'Twas the night before Christmas 2006, and my brother and I were flunking science class. We'd just been collared by a prefect for attempting to play hookey in a trash can, but feeling like an actual problem child in Bully – or, as our PAL version of the PS2 game was called, Canis Canem Edit – has always been one of the game's biggest draws for a goodie two-shoes like me.
It's been years since I first took to the streets of Bullworth as Jimmy Hopkins, and through this scrappy transfer kid-turned-antihero extraordinaire, I lived out my most rebellious pre-teen fantasies. These included (but were not limited to) breaking into a psych ward, being halfway decent at math, and punching the everloving crap out of dumb bullies who don't pick on losers their own size. The game's playful script and quirky quest design means that I've dipped back into it countless times since 2006, either on PC via Steam or whenever I can be bothered to dust off the old PS2. But I don't need to replay Bully every year to remember what a gem of a game it is; its legacy is testament enough.
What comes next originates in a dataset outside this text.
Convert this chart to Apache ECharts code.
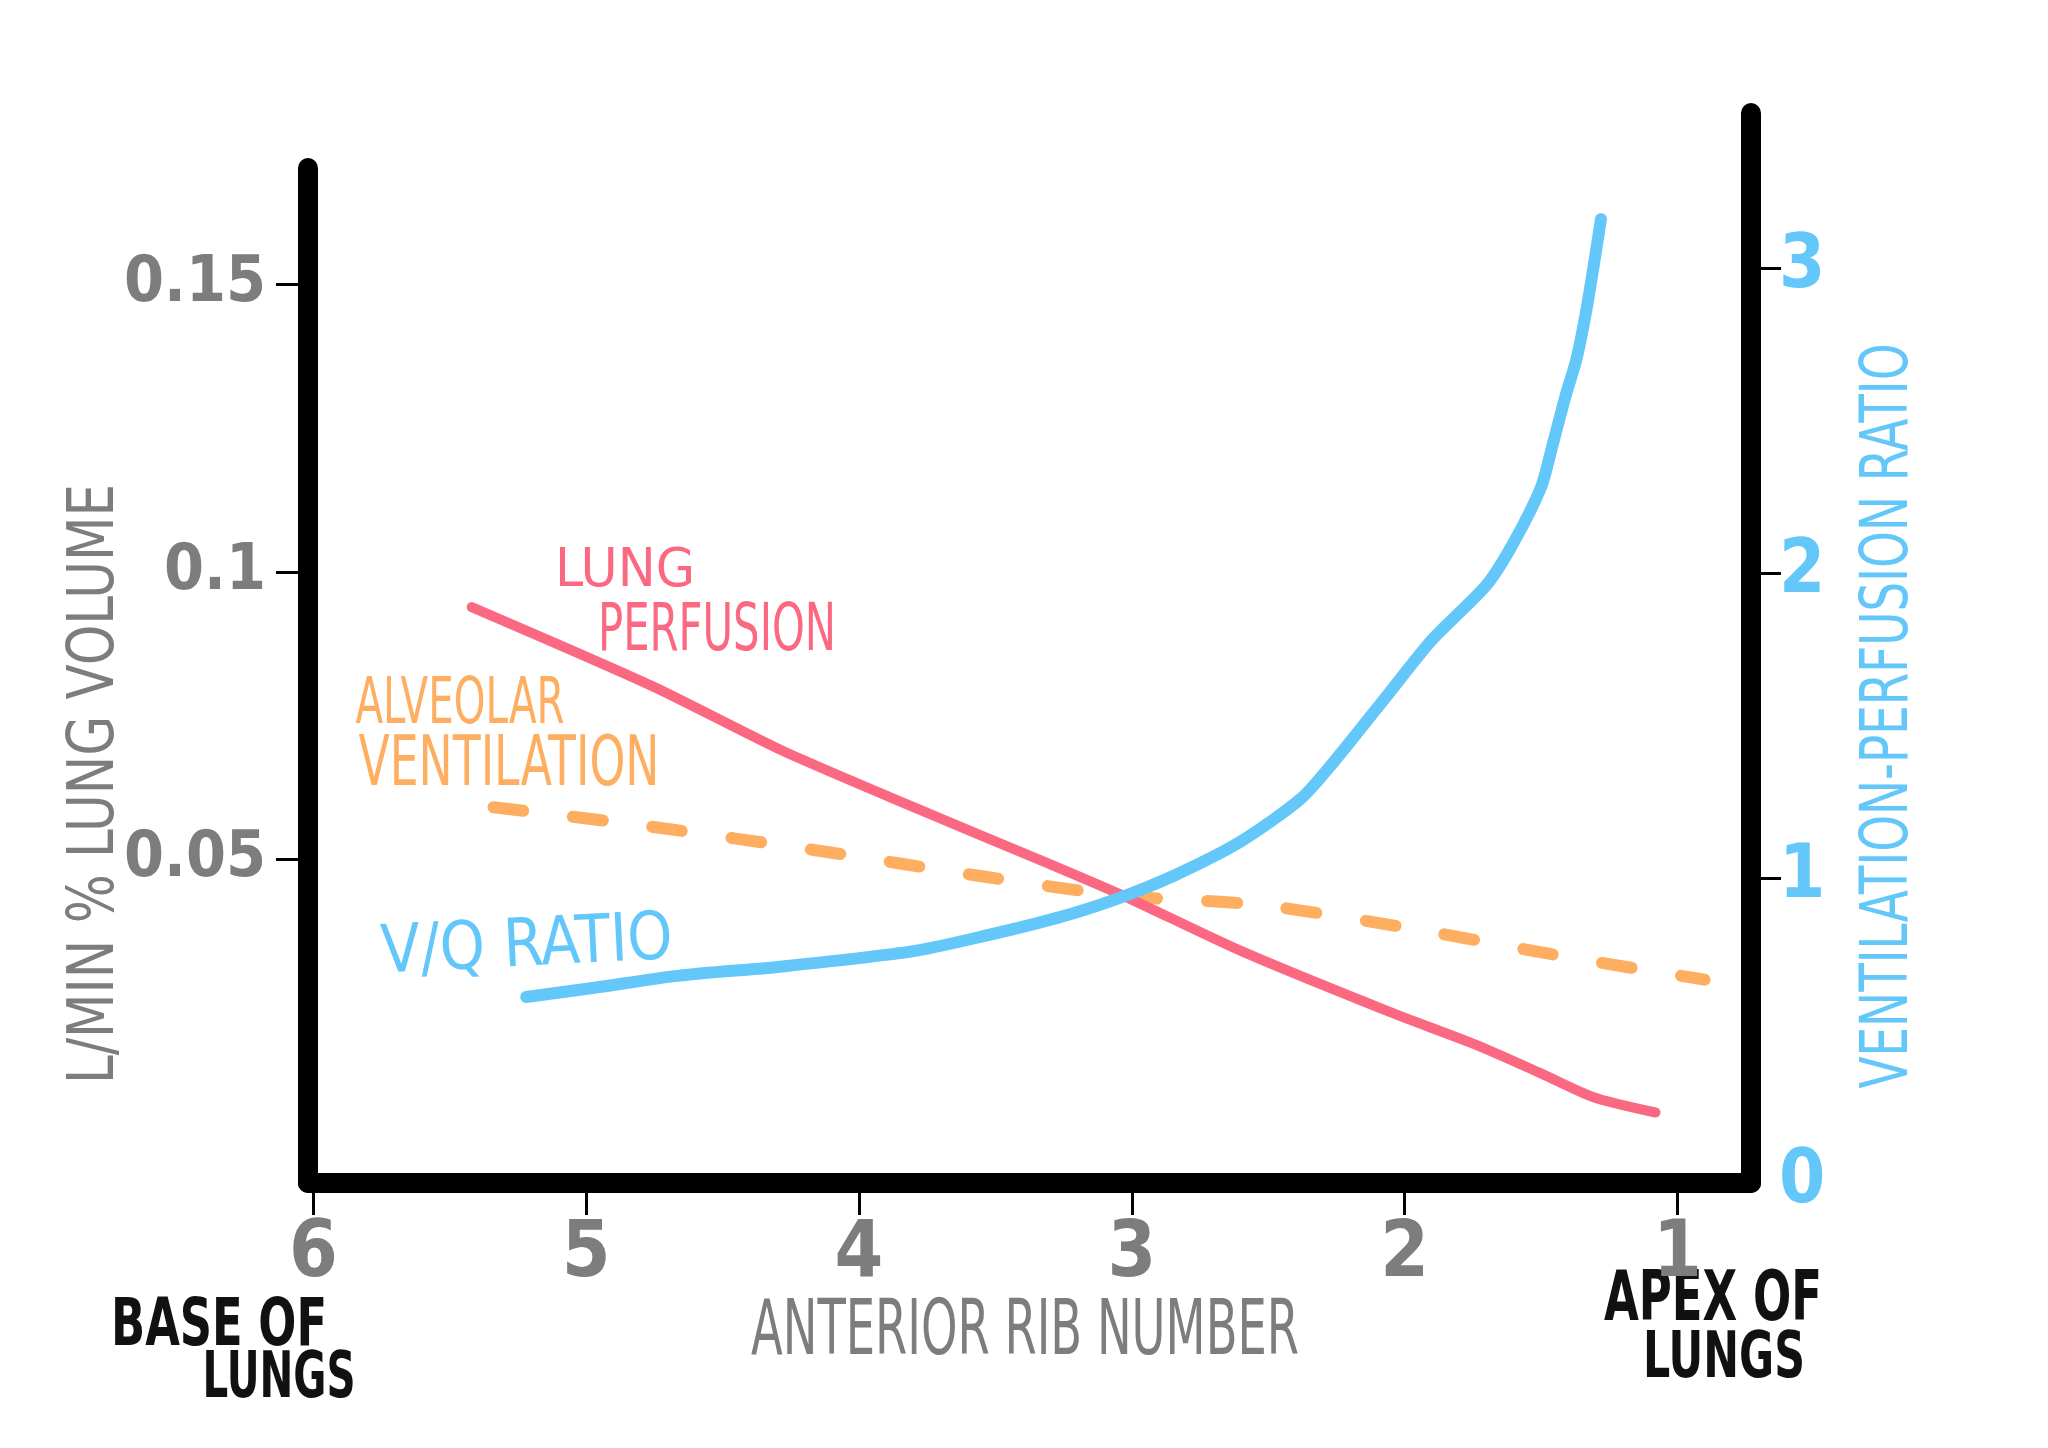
<!DOCTYPE html>
<html><head><meta charset="utf-8">
<script src="https://cdn.jsdelivr.net/npm/echarts/dist/echarts.min.js"></script>
<style>html,body{margin:0;padding:0;background:#fff}#c{width:2048px;height:1448px}</style>
</head><body><div id="c"></div>
<script>
// ---- data ----
const ribTicks = [1, 2, 3, 4, 5, 6];
const flowTicks = [0.05, 0.1, 0.15];
const ratioTicks = [0, 1, 2, 3];

const perfusionRib = [5.42, 4.76, 4.28, 3.80, 3.32, 3.04, 2.60, 2.05, 1.74, 1.50, 1.31, 1.08];
const perfusionVal = [0.0939, 0.0802, 0.0689, 0.0591, 0.0496, 0.0439, 0.0341, 0.0234, 0.0178, 0.0128, 0.0087, 0.0060];

const ventilationRib = [5.34, 4.76, 4.13, 3.58, 3.04, 2.53, 1.95, 1.40, 0.90];
const ventilationVal = [0.0591, 0.0557, 0.0514, 0.0473, 0.0437, 0.0421, 0.0378, 0.0330, 0.0291];

const vqRib = [5.22, 4.97, 4.66, 4.28, 3.80, 3.54, 3.27, 3.06, 2.84, 2.60, 2.38, 2.26, 2.08, 1.90, 1.70, 1.60, 1.50, 1.46, 1.41, 1.37, 1.33, 1.28];
const vqVal = [0.61, 0.64, 0.68, 0.71, 0.76, 0.81, 0.87, 0.93, 1.01, 1.12, 1.26, 1.38, 1.58, 1.78, 1.96, 2.10, 2.28, 2.41, 2.58, 2.70, 2.88, 3.16];

// ---- styling ----
const FONT = "'DejaVu Sans Condensed', 'DejaVu Sans', sans-serif";
const GRAY = '#7d7d7d';
const PINK = '#fb6881';
const ORANGE = '#fdae60';
const BLUE = '#63c7fa';
const zip = (a, b) => a.map((v, i) => [v, b[i]]);

const mctx = document.createElement('canvas').getContext('2d');
function fitText(text, cx, cy, w, h, color, weight, rot) {
  const fs = 40;
  mctx.font = weight + ' ' + fs + 'px ' + FONT;
  const m = mctx.measureText(text);
  const capH = mctx.measureText('H').actualBoundingBoxAscent || fs * 0.73;
  return {
    type: 'text', x: cx, y: cy, rotation: rot || 0,
    scaleX: w / m.width, scaleY: h / capH,
    style: {
      text: text, x: 0, y: 0, fill: color,
      font: weight + ' ' + fs + 'px ' + FONT,
      textAlign: 'center', textVerticalAlign: 'middle'
    }
  };
}

const chart = echarts.init(document.getElementById('c'), null, { renderer: 'canvas' });
const axisLineStyle = { color: '#000', width: 20, cap: 'round' };
const tickStyle = { color: '#000', width: 3 };

chart.setOption({
  animation: false,
  backgroundColor: '#fff',
  grid: [
    { left: 308, right: 297, top: 168, bottom: 265 },
    { left: 308, right: 297, top: 113, bottom: 265 }
  ],
  xAxis: [
    {
      gridIndex: 0, type: 'value', inverse: true, min: 0.73, max: 6.02,
      axisLine: { show: true, onZero: false, lineStyle: axisLineStyle },
      axisTick: { show: true, customValues: ribTicks, length: 32, lineStyle: tickStyle },
      axisLabel: { customValues: ribTicks, color: GRAY, fontSize: 78, fontWeight: 'bold', fontFamily: FONT, margin: 34 },
      splitLine: { show: false }
    },
    { gridIndex: 1, type: 'value', inverse: true, min: 0.73, max: 6.02, show: false, splitLine: { show: false } }
  ],
  yAxis: [
    {
      gridIndex: 0, type: 'value', position: 'left', min: -0.00626, max: 0.17026,
      axisLine: { show: true, onZero: false, lineStyle: axisLineStyle },
      axisTick: { show: true, customValues: flowTicks, length: 32, lineStyle: tickStyle },
      axisLabel: { customValues: flowTicks, color: GRAY, fontSize: 64, fontWeight: 'bold', fontFamily: FONT, margin: 42 },
      splitLine: { show: false }
    },
    {
      gridIndex: 1, type: 'value', position: 'right', min: 0, max: 3.508,
      axisLine: { show: true, onZero: false, lineStyle: axisLineStyle },
      axisTick: { show: true, customValues: ratioTicks.filter(v => v > 0), length: 30, lineStyle: tickStyle },
      axisLabel: { customValues: ratioTicks, color: BLUE, fontSize: 74, fontWeight: 'bold', fontFamily: FONT, margin: 28 },
      splitLine: { show: false }
    }
  ],
  series: [
    {
      name: 'Alveolar ventilation', type: 'line', xAxisIndex: 0, yAxisIndex: 0,
      data: zip(ventilationRib, ventilationVal), showSymbol: false, smooth: 0.25,
      lineStyle: { color: ORANGE, width: 12, type: [30, 50], cap: 'round' }
    },
    {
      name: 'Lung perfusion', type: 'line', xAxisIndex: 0, yAxisIndex: 0,
      data: zip(perfusionRib, perfusionVal), showSymbol: false, smooth: 0.25,
      lineStyle: { color: PINK, width: 10, cap: 'round' }
    },
    {
      name: 'V/Q ratio', type: 'line', xAxisIndex: 1, yAxisIndex: 1,
      data: zip(vqRib, vqVal), showSymbol: false, smooth: 0.25,
      lineStyle: { color: BLUE, width: 12, cap: 'round' }
    }
  ],
  graphic: [
    fitText('L/MIN % LUNG VOLUME', 96, 784, 600, 48, GRAY, 'normal', Math.PI / 2),
    fitText('VENTILATION-PERFUSION RATIO', 1890, 716, 745, 50, BLUE, 'normal', Math.PI / 2),
    fitText('ANTERIOR RIB NUMBER', 1025, 1334, 548, 58, GRAY, 'normal', 0),
    fitText('LUNG', 625, 572, 140, 40, PINK, 'normal', 0),
    fitText('PERFUSION', 717, 633, 238, 50, PINK, 'normal', 0),
    fitText('ALVEOLAR', 460, 706, 209, 48, ORANGE, 'normal', 0),
    fitText('VENTILATION', 509, 767, 301, 52, ORANGE, 'normal', 0),
    fitText('V/Q RATIO', 527, 948, 292, 50, BLUE, 'normal', 0.05),
    fitText('BASE OF', 219, 1328, 216, 50, '#111', 'bold', 0),
    fitText('LUNGS', 279, 1380, 153, 48, '#111', 'bold', 0),
    fitText('APEX OF', 1713, 1302, 218, 52, '#111', 'bold', 0),
    fitText('LUNGS', 1724, 1360, 162, 48, '#111', 'bold', 0)
  ]
});
</script>
</body></html>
Even as we look ahead to GTA 6 and all the upcoming PS5 games of 2025, I'll never understand why Rockstar let such a brilliant IP go without a second helping – especially when there's no game quite like it. Consider this my official plea in the vain hope that the publisher rectifies its most gravest of errors: for the love of god, you guys, please just give us Bully 2.
Hall pass
Teenage GTA. That's one way to describe the overall form of Bully, where the open world, quest-driven structure of the best Grand Theft Auto games envelops the town of Bullworth like a form-fitting school blazer. Guns are swapped out for slingshots, you have more than a few zits sprouting on your forehead, and a ratty skateboard is your main mode of transportation as players trade heists for homework. Truthfully, I don't think the game's US title describes Bully as well as its European alternative. Canis Canem Edit, Latin for "dog eat dog," feels a far more accurate representation of who Jimmy is, what he stands for, and his tenuous place in the academy's food chain. It also feels like a far better title to kick off a whole franchise of its own.
It's speculated that all plans for a Bully sequel were dropped in the years leading up to 2010, if they ever existed at all. To me, that sparks hope that someone at Rockstar could pick them up again someday and finish the job. The fact that the 2006 game is coming to the GTA+ Membership scheme this year has Jimmy's name on everyone's lips once again, and I'm not sorry to say that I'm one of those starry eyed Bully 2 hopefuls.
I've said that no game is quite like Bully, but you do start your journey much as you might do in the likes of GTA. You're a low level gangster of sorts – or in this case, a nobody new kid. You've got no street cred preceding you, no clique to protect you – unless you count Gary, which I certainly do not. Everything you get in Bully feels hard won and even harder kept, compounded by the fact that you're a literal teenager with teachers, prefects, and the weight of your parents' disappointment constantly weighing you down. Much as a GTA protagonist goes from grunt to icon over the course of the game, Jimmy becomes the stuff of playground legend among his peers. He's the edification of faking it 'til you make it, using the bullies' own tactics against them not to goad his fellow pupils, but to enact some sense of order in a school overrun with corrupt mini "gangs" of its own. In that way, Bullworth is a microcosm of Vice City – albeit with no strip clubs in sight – and Jimmy is would-be kingpin Tommy Vercetti.
Endless summer
Alas, kids don't stay kids forever, and that means we'd probably bid farewell to Jimmy Hopkins in Bully 2. But if Vice City can resurface in multiple Rockstar games, a thematic lynchpin that holds the fabric of the GTA universe together, who's to say Bullworth Academy can't do the same for Bully? Bullworth and the Academy itself are such fascinating places in their absolute mundanity, exposing the corruption in the school's social hierarchy and drawing parallels to that of the adult world itself. There's so much more to be explored here simply by changing the player's perspective. What if we played a female student, for example? Or a townie kid who actually craves the rules and regulations scoffed at by so many of Bullworth Academy's ungrateful student body?
There could still be ways to keep Jimmy around in some shape or form, even if not as the protagonist. I've always wondered what happened to him after he graduated from Bullworth Academy – if he even made it that far, of course. Perhaps Bully 2 could see a clean cut adult Jimmy take office as Mayor of Bullworth, his crusade against injustice finally extending beyond the classroom? Nah, I can't see it either. More likely he'd be a bum squatting in that lighthouse by the beach, heckling Academy students and bitterly remembering the time he ruled the school. Hell, maybe he'd get set up behind the old yellow bus to become the new strange old man on campus, passing the baton and teaching Bullworth's latest punching bag how to land a sucker punch.
Maybe Jimmy wouldn't feature in Bully 2 at all, but that's not to say his playground legend would leave the school with him. Canis canem edit, after all; it's a food chain, and the links go on and on. I only hope that someday, someone at Rockstar sees fit to remember that and pick up where 2006 left off.